WE'VE already had several of the 'starters' in Leinster; now for the main course. This Sunday will see an abundance of ambitious young guns taking the field for Clare and Waterford in Thurles. They will harbour aspirations of Munster hurling glory, but can they dare to dream of September?
In a word, unlikely.
Since 1999, the All-Ireland SHC title has been a closed shop accessible only to the traditional Big Three. Since Cork's last hurrah in 2005, it has been a virtual personal fiefdom of the Almighty One.
Only Tipperary have broken Kilkenny's rule – three years ago – and now there's a growing feeling afoot that a Premier outfit dismembered by carnivorous Cats and their own surreal tactics last August are the best placed pretender to challenge Brian Cody's latest three-in-a-row quest.
If Galway can rediscover the aggression and appetite and bewildering forward movement of last summer, then that challenger could well be bedecked in maroon, not blue and gold. That's presuming they don't implode as previous Galway incarnations have done in the summer after threatening All-Ireland deliverance.
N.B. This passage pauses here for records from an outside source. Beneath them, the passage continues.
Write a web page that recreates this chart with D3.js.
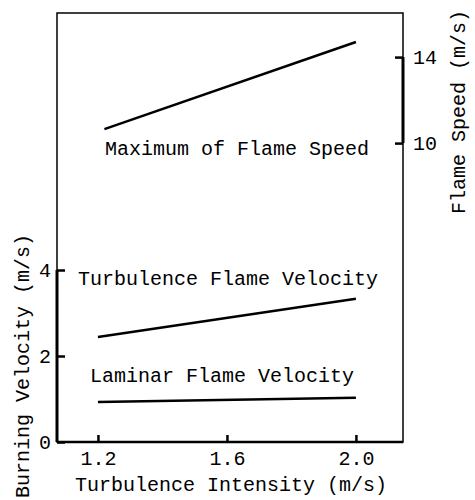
<!DOCTYPE html>
<html>
<head>
<meta charset="utf-8">
<script src="https://cdn.jsdelivr.net/npm/d3@7"></script>
<style>
  body { margin: 0; background: #fff; }
  text { font-family: "Liberation Mono", "Courier New", monospace; fill: #000; }
</style>
</head>
<body>
<div class="viz"></div>
<script>
// data
const intensity = [1.2, 2.0];
const laminar = [0.93, 1.03];
const turbulent = [2.44, 3.33];
const maxIntensity = [1.22, 2.0];
const maxFlameSpeed = [10.65, 14.7];

const xTicks = [1.2, 1.6, 2.0];
const leftTicks = [0, 2, 4];
const rightTicks = [10, 14];

const width = 475, height = 500;
const plotL = 57, plotR = 403, plotT = 13, plotB = 442;

const svg = d3.select(".viz").append("svg")
  .attr("width", width)
  .attr("height", height);

const x = d3.scaleLinear().domain([1.073, 2.146]).range([plotL, plotR]);
const yL = d3.scaleLinear().domain([0, 9.977]).range([plotB, plotT]);
const yR = d3.scaleLinear().domain([-3.9, 16.05]).range([plotB, plotT]);

// frame
svg.append("rect")
  .attr("x", plotL).attr("y", plotT)
  .attr("width", plotR - plotL).attr("height", plotB - plotT)
  .attr("fill", "none")
  .attr("stroke", "#000")
  .attr("stroke-width", 1.5);

// heavier axis segments
svg.append("line")
  .attr("x1", plotL).attr("x2", plotL)
  .attr("y1", yL(0)).attr("y2", yL(4))
  .attr("stroke", "#000").attr("stroke-width", 3);
svg.append("line")
  .attr("x1", plotR).attr("x2", plotR)
  .attr("y1", yR(10)).attr("y2", yR(14))
  .attr("stroke", "#000").attr("stroke-width", 3);
svg.append("line")
  .attr("x1", plotL).attr("x2", plotR)
  .attr("y1", plotB).attr("y2", plotB)
  .attr("stroke", "#000").attr("stroke-width", 2.5);

function styleAxis(g) {
  g.select(".domain").remove();
  g.selectAll(".tick line").attr("stroke", "#000").attr("stroke-width", 2.5);
  g.selectAll(".tick text")
    .style("font-family", "'Liberation Mono', monospace")
    .attr("font-size", 20)
    .attr("fill", "#000");
}

svg.append("g")
  .attr("transform", `translate(0,${plotB})`)
  .call(d3.axisBottom(x).tickValues(xTicks).tickFormat(d3.format(".1f")).tickSize(-7).tickPadding(9))
  .call(styleAxis);

svg.append("g")
  .attr("transform", `translate(${plotL},0)`)
  .call(d3.axisLeft(yL).tickValues(leftTicks).tickFormat(d3.format("d")).tickSize(-8).tickPadding(6))
  .call(styleAxis);

svg.append("g")
  .attr("transform", `translate(${plotR},0)`)
  .call(d3.axisRight(yR).tickValues(rightTicks).tickFormat(d3.format("d")).tickSize(-8).tickPadding(10))
  .call(styleAxis);

// data lines
const lineL = d3.line().x(d => x(d[0])).y(d => yL(d[1]));
const lineR = d3.line().x(d => x(d[0])).y(d => yR(d[1]));

svg.append("path")
  .attr("d", lineL(d3.zip(intensity, laminar)))
  .attr("fill", "none").attr("stroke", "#000").attr("stroke-width", 2.5);
svg.append("path")
  .attr("d", lineL(d3.zip(intensity, turbulent)))
  .attr("fill", "none").attr("stroke", "#000").attr("stroke-width", 2.5);
svg.append("path")
  .attr("d", lineR(d3.zip(maxIntensity, maxFlameSpeed)))
  .attr("fill", "none").attr("stroke", "#000").attr("stroke-width", 2.5);

// curve labels
svg.append("text").attr("x", 105).attr("y", 155).attr("font-size", 20)
  .text("Maximum of Flame Speed");
svg.append("text").attr("x", 78).attr("y", 285).attr("font-size", 20)
  .text("Turbulence Flame Velocity");
svg.append("text").attr("x", 90).attr("y", 382).attr("font-size", 20)
  .text("Laminar Flame Velocity");

// axis titles
svg.append("text")
  .attr("x", (plotL + plotR) / 2 + 1).attr("y", 491)
  .attr("text-anchor", "middle").attr("font-size", 20)
  .text("Turbulence Intensity (m/s)");

svg.append("text")
  .attr("transform", "translate(29,366) rotate(-90)")
  .attr("text-anchor", "middle").attr("font-size", 20)
  .text("Burning Velocity (m/s)");

svg.append("text")
  .attr("transform", "translate(465,112) rotate(-90)")
  .attr("text-anchor", "middle").attr("font-size", 20)
  .text("Flame Speed (m/s)");
</script>
</body>
</html>
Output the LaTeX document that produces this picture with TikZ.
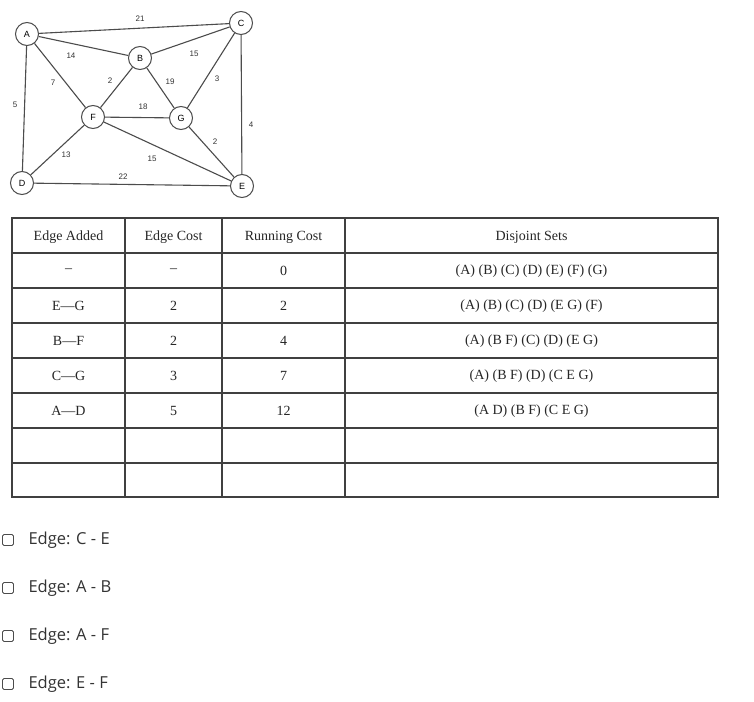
\documentclass[tikz,border=0pt]{standalone}
\usepackage{fontspec}
\setmainfont{Liberation Serif}
\newfontfamily\uisans{Open Sans}
\newfontfamily\gsans{Liberation Sans}
\begin{document}
\begin{tikzpicture}[x=1pt,y=-1pt,
  vtx/.style={circle,draw=black!70,line width=1pt,minimum size=23pt,inner sep=0pt,fill=white,font=\gsans\fontsize{9}{9}\selectfont},
  wl/.style={font=\gsans\fontsize{8}{8}\selectfont,text=black!80},
  edge/.style={draw=black!70,line width=1.1pt},
  cell/.style={font=\fontsize{14}{15}\selectfont,text=black!85},
  opt/.style={font=\uisans\fontsize{16.5}{17}\selectfont,anchor=west,text=black!80},
  cbox/.style={draw=black!70,line width=0.8pt,rounded corners=1.5pt,minimum size=11pt,inner sep=0pt}]
\useasboundingbox (0,0) rectangle (754,701);
\fill[white] (0,0) rectangle (754,701);
\node[vtx] (A) at (27,34) {A};
\node[vtx] (C) at (241,23) {C};
\node[vtx] (B) at (140,58) {B};
\node[vtx] (F) at (93,117) {F};
\node[vtx] (G) at (181,118) {G};
\node[vtx] (D) at (22,183) {D};
\node[vtx] (E) at (242,186) {E};
\foreach \a/\b in {A/C,A/B,B/C,A/F,B/F,B/G,C/G,A/D,F/G,C/E,G/E,F/D,F/E,D/E}
  \draw[edge] (\a) -- (\b);
\node[wl] (w1) at (140,19) {21};
\node[wl] (w2) at (71,56) {14};
\node[wl] (w3) at (194,54) {15};
\node[wl] (w4) at (53,83) {7};
\node[wl] (w5) at (110,81) {2};
\node[wl] (w6) at (170,82) {19};
\node[wl] (w7) at (217,79) {3};
\node[wl] (w8) at (15,105) {5};
\node[wl] (w9) at (143,107) {18};
\node[wl] (w10) at (251,125) {4};
\node[wl] (w11) at (215,142) {2};
\node[wl] (w12) at (66,155) {13};
\node[wl] (w13) at (152,159) {15};
\node[wl] (w14) at (123,177) {22};
% table
\draw[black!75,line width=1.2pt] (12,218) rectangle (718,497);
\foreach \y in {253,288,323,358,393,428,463} \draw[black!75,line width=1.2pt] (12,\y) -- (718,\y);
\foreach \x in {125,222,345} \draw[black!75,line width=1.2pt] (\x,218) -- (\x,497);
\node[cell] (h1) at (68.5,237) {Edge Added};
\node[cell] (h2) at (173.5,237) {Edge Cost};
\node[cell] (h3) at (283.5,237) {Running Cost};
\node[cell] (h4) at (531.5,237) {Disjoint Sets};
\foreach \r/\a/\b/\c/\d in {0/--/--/0/{(A) (B) (C) (D) (E) (F) (G)},1/E---G/2/2/{(A) (B) (C) (D) (E G) (F)},2/B---F/2/4/{(A) (B F) (C) (D) (E G)},3/C---G/3/7/{(A) (B F) (D) (C E G)},4/A---D/5/12/{(A D) (B F) (C E G)}}{
  \node[cell] (r\r a) at (68.5,{271+35*\r}) {\a};
  \node[cell] (r\r b) at (173.5,{271+35*\r}) {\b};
  \node[cell] (r\r c) at (283.5,{271+35*\r}) {\c};
  \node[cell] (r\r d) at (531.5,{271+35*\r}) {\d};
}
\foreach \i/\t in {0/C - E,1/A - B,2/A - F,3/E - F}{
  \node[cbox] (cb\i) at (8,{540+48*\i}) {};
  \node[opt] (o\i) at (25,{540+48*\i}) {Edge: \t};
}
\end{tikzpicture}
\end{document}
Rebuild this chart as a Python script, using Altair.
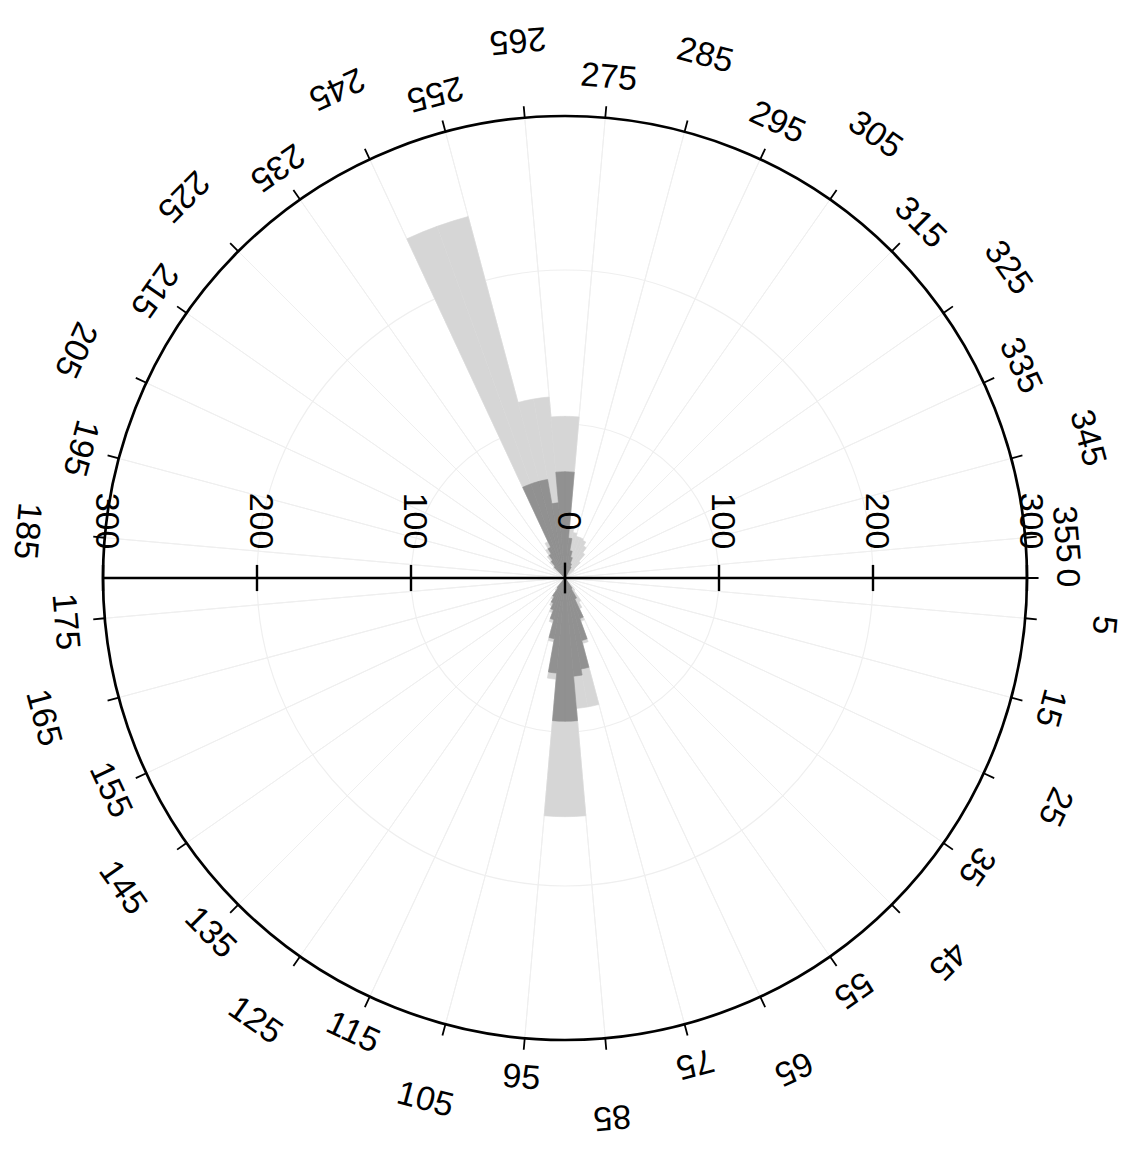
import math
import altair as alt
import pandas as pd

# ---------------- data ----------------
# 5-degree direction bins (start angle, measured clockwise from east)
bin_start = [50, 55, 60, 65, 70, 75, 80, 85, 90, 95, 100, 105, 110, 115, 120, 125,
             220, 225, 230, 235, 240, 245, 250, 255, 260, 265, 270, 275, 280, 285,
             290, 295, 300, 305, 310, 315]
light_vals = [10, 18, 22, 30, 44, 85, 85, 155, 155, 66, 42, 30, 24, 20, 16, 10,
              10, 14, 18, 22, 26, 243, 243, 118, 118, 105, 105, 32, 30, 28,
              28, 27, 24, 20, 14, 8]
dark_vals = [0, 8, 15, 28, 42, 60, 64, 93, 93, 62, 40, 28, 22, 18, 14, 8,
             0, 10, 14, 18, 22, 65, 65, 65, 49, 69, 69, 26, 18, 14,
             10, 8, 0, 0, 0, 0]
bin_width = 5

angle_labels = list(range(5, 360, 10)) + [0]
angle_ticks = list(range(5, 360, 10)) + [0]
radial_ticks = [-300, -200, -100, 0, 100, 200, 300]
grid_rings = [100, 200]
r_max = 300

# ---------------- geometry / scales ----------------
R_PX = 462
W, H = 1127, 1142
CX, CY = 557, 570
k = R_PX / r_max

theta_scale = alt.Scale(type="linear", domain=[0, 360],
                        range=[math.pi / 2, math.pi / 2 + 2 * math.pi])
r_scale = alt.Scale(type="linear", domain=[0, r_max], range=[0, R_PX])
x_scale = alt.Scale(type="linear", domain=[-CX / k, (W - CX) / k], nice=False, zero=False)
y_scale = alt.Scale(type="linear", domain=[-(H - CY) / k, CY / k], nice=False, zero=False)

cx = alt.value(CX)
cy = alt.value(CY)

LIGHT = "#d6d6d6"
DARK = "#919191"
GRID = "#efefef"
FONT = "Liberation Sans"
FS = 34

# ---------------- grid ----------------
rings_df = pd.DataFrame({"r": grid_rings})
rings = alt.Chart(rings_df).transform_calculate(a0="0", a1="360").mark_arc(
    filled=False, stroke=GRID, strokeWidth=1.2
).encode(
    theta=alt.Theta("a0:Q", scale=theta_scale, stack=False),
    theta2="a1:Q",
    radius=alt.Radius("r:Q", scale=r_scale),
    x=cx, y=cy,
)

spk_df = pd.DataFrame({"a": angle_ticks})
spokes = alt.Chart(spk_df).transform_calculate(r=str(r_max)).mark_arc(
    filled=False, stroke=GRID, strokeWidth=1
).encode(
    theta=alt.Theta("a:Q", scale=theta_scale, stack=False),
    theta2="a:Q",
    radius=alt.Radius("r:Q", scale=r_scale),
    x=cx, y=cy,
)

# ---------------- bars ----------------
bars_df = pd.DataFrame({"start": bin_start, "light": light_vals, "dark": dark_vals})
bars_base = alt.Chart(bars_df).transform_calculate(end=f"datum.start + {bin_width}")

light = bars_base.mark_arc(color=LIGHT, stroke=LIGHT, strokeWidth=0.6).encode(
    theta=alt.Theta("start:Q", scale=theta_scale, stack=False),
    theta2="end:Q",
    radius=alt.Radius("light:Q", scale=r_scale),
    x=cx, y=cy,
)
dark = bars_base.transform_filter("datum.dark > 0").mark_arc(
    color=DARK, stroke=DARK, strokeWidth=0.6
).encode(
    theta=alt.Theta("start:Q", scale=theta_scale, stack=False),
    theta2="end:Q",
    radius=alt.Radius("dark:Q", scale=r_scale),
    x=cx, y=cy,
)

# ---------------- outer circle and its ticks ----------------
outer_df = pd.DataFrame({"r": [r_max]})
outer = alt.Chart(outer_df).transform_calculate(a0="0", a1="360").mark_arc(
    filled=False, stroke="black", strokeWidth=2.7
).encode(
    theta=alt.Theta("a0:Q", scale=theta_scale, stack=False),
    theta2="a1:Q",
    radius=alt.Radius("r:Q", scale=r_scale),
    x=cx, y=cy,
)

cticks = alt.Chart(spk_df).transform_calculate(
    ri=str(r_max), ro=f"{r_max} + 7.5"
).mark_arc(filled=False, stroke="black", strokeWidth=1.8).encode(
    theta=alt.Theta("a:Q", scale=theta_scale, stack=False),
    theta2="a:Q",
    radius=alt.Radius("ro:Q", scale=r_scale),
    radius2="ri:Q",
    x=cx, y=cy,
)

# ---------------- angle labels ----------------
lab_df = pd.DataFrame({"a": angle_labels})
labels = alt.Chart(lab_df).transform_calculate(
    lr="datum.a % 20 == 5 ? 351 : 326",
    rot="(datum.a >= 95 && datum.a <= 265) ? datum.a - 90 : (datum.a + 90) % 360",
    txt="toString(datum.a)",
).mark_text(font=FONT, fontSize=FS, align="center", baseline="middle", color="black").encode(
    theta=alt.Theta("a:Q", scale=theta_scale, stack=False),
    radius=alt.Radius("lr:Q", scale=r_scale),
    angle=alt.Angle("rot:Q", scale=None),
    text="txt:N",
    x=cx, y=cy,
)

# ---------------- horizontal radial axis ----------------
axis_df = pd.DataFrame({"x1": [-r_max], "x2": [r_max]})
axis_line = alt.Chart(axis_df).transform_calculate(y0="0").mark_rule(
    color="black", strokeWidth=2.7
).encode(
    x=alt.X("x1:Q", scale=x_scale, axis=None),
    x2="x2:Q",
    y=alt.Y("y0:Q", scale=y_scale, axis=None),
)

rad_df = pd.DataFrame({"t": radial_ticks})
rad_ticks = alt.Chart(rad_df).transform_calculate(
    lo="datum.t == 0 ? -10 : -8.5", hi="datum.t == 0 ? 10 : 8.5"
).mark_rule(color="black", strokeWidth=2.4).encode(
    x=alt.X("t:Q", scale=x_scale, axis=None),
    y=alt.Y("lo:Q", scale=y_scale, axis=None),
    y2="hi:Q",
)

rad_labels = alt.Chart(rad_df).transform_calculate(
    y0="0", txt="toString(abs(datum.t))"
).mark_text(font=FONT, fontSize=FS, angle=90, dx=-57, dy=-3,
            align="center", baseline="middle", color="black").encode(
    x=alt.X("t:Q", scale=x_scale, axis=None),
    y=alt.Y("y0:Q", scale=y_scale, axis=None),
    text="txt:N",
)

chart = alt.layer(
    rings, spokes, light, dark, outer, cticks, axis_line, rad_ticks, labels, rad_labels
).properties(
    width=W, height=H, padding=0,
    autosize=alt.AutoSizeParams(type="none"),
    background="white",
).configure_view(strokeWidth=0)

chart.save("out.html", embed_options={"renderer": "svg", "actions": False})
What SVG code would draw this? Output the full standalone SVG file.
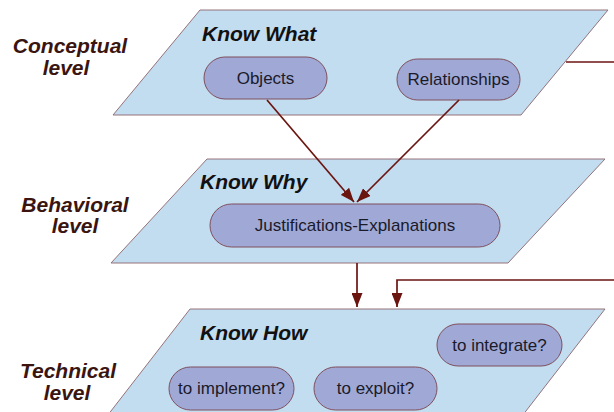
<svg xmlns="http://www.w3.org/2000/svg" width="614" height="412" viewBox="0 0 614 412">
<style>
.plane{fill:#c2dcf0;stroke:#94737a;stroke-width:1}
.pill{fill:#a0a9d6;stroke:#7e4f5c;stroke-width:1}
.ptxt{font-family:"Liberation Sans",Arial,sans-serif;font-size:17px;fill:#1a1a2a;text-anchor:middle}
.head{font-family:"Liberation Sans",Arial,sans-serif;font-size:21px;font-weight:bold;font-style:italic;fill:#111}
.lvl{font-family:"Liberation Sans",Arial,sans-serif;font-size:21px;font-weight:bold;font-style:italic;fill:#3a1510;text-anchor:middle}
.conn{fill:none;stroke:#6b1510;stroke-width:1.7}
</style>
<defs>
<marker id="ah" viewBox="0 0 14 11" refX="14" refY="5.5" markerWidth="14" markerHeight="11" markerUnits="userSpaceOnUse" orient="auto">
<path d="M0,0 L14,5.5 L0,11 Z" fill="#6b1510"/>
</marker>
</defs>
<rect width="614" height="412" fill="#fff"/>

<g id="label-conceptual">
<text class="lvl" x="70" y="53">Conceptual</text>
<text class="lvl" x="66" y="75">level</text>
</g>
<g id="label-behavioral">
<text class="lvl" x="75" y="212">Behavioral</text>
<text class="lvl" x="75" y="233">level</text>
</g>
<g id="label-technical">
<text class="lvl" x="68" y="378">Technical</text>
<text class="lvl" x="67" y="400">level</text>
</g>

<g id="plane-what">
<polygon class="plane" points="200,10 608,10 521,115 113,115"/>
<text class="head" x="202" y="41">Know What</text>
</g>
<g id="plane-why">
<polygon class="plane" points="207,159 605,159 508,263 111,263"/>
<text class="head" x="200" y="189">Know Why</text>
</g>
<g id="plane-how">
<polygon class="plane" points="190,309 605,309 519,420 104,420"/>
<text class="head" x="200" y="340">Know How</text>
</g>

<g id="node-objects">
<rect class="pill" x="204" y="57" width="123" height="42" rx="21"/>
<text class="ptxt" x="265.5" y="84">Objects</text>
</g>
<g id="node-relationships">
<rect class="pill" x="397" y="59" width="123" height="41" rx="20.5"/>
<text class="ptxt" x="458.5" y="85">Relationships</text>
</g>
<g id="node-justifications">
<rect class="pill" x="210" y="204" width="290" height="43" rx="21.5"/>
<text class="ptxt" x="355" y="231">Justifications-Explanations</text>
</g>
<g id="node-integrate">
<rect class="pill" x="437" y="324" width="125" height="42" rx="21"/>
<text class="ptxt" x="499.5" y="351">to integrate?</text>
</g>
<g id="node-implement">
<rect class="pill" x="169" y="367" width="125" height="43" rx="21.5"/>
<text class="ptxt" x="231.5" y="394">to implement?</text>
</g>
<g id="node-exploit">
<rect class="pill" x="314" y="367" width="123" height="43" rx="21.5"/>
<text class="ptxt" x="375.5" y="394">to exploit?</text>
</g>

<g id="connectors">
<line class="conn" x1="267" y1="100" x2="354" y2="202" marker-end="url(#ah)"/>
<line class="conn" x1="459" y1="100" x2="357" y2="202" marker-end="url(#ah)"/>
<line class="conn" x1="566" y1="62" x2="614" y2="62"/>
<line class="conn" x1="357" y1="263" x2="357" y2="307" marker-end="url(#ah)"/>
<polyline class="conn" points="614,280 397,280 397,307" marker-end="url(#ah)"/>
</g>
</svg>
Last year's Liam MacCarthy race was shaped by Galway's Leinster final tour de force. But the shellshocked holders recovered, incrementally, to avenge that defeat after a pulsating All-Ireland final deadlock and historic replay.
They have plenty of injury niggles heading for Tullamore on Sunday week, but an Offaly ambush would beggar belief. Nor can we see Anthony Daly's Dublin (let alone Wexford) suddenly discovering the elusive secret after four summers of trying and failing to topple their Cody nemesis, in which case the stage would surely be set for another Kilkenny/Galway Leinster final.
But right now, especially if Henry Shefflin is back for the All-Ireland series, you can't look beyond the voracious Black-and-Amber.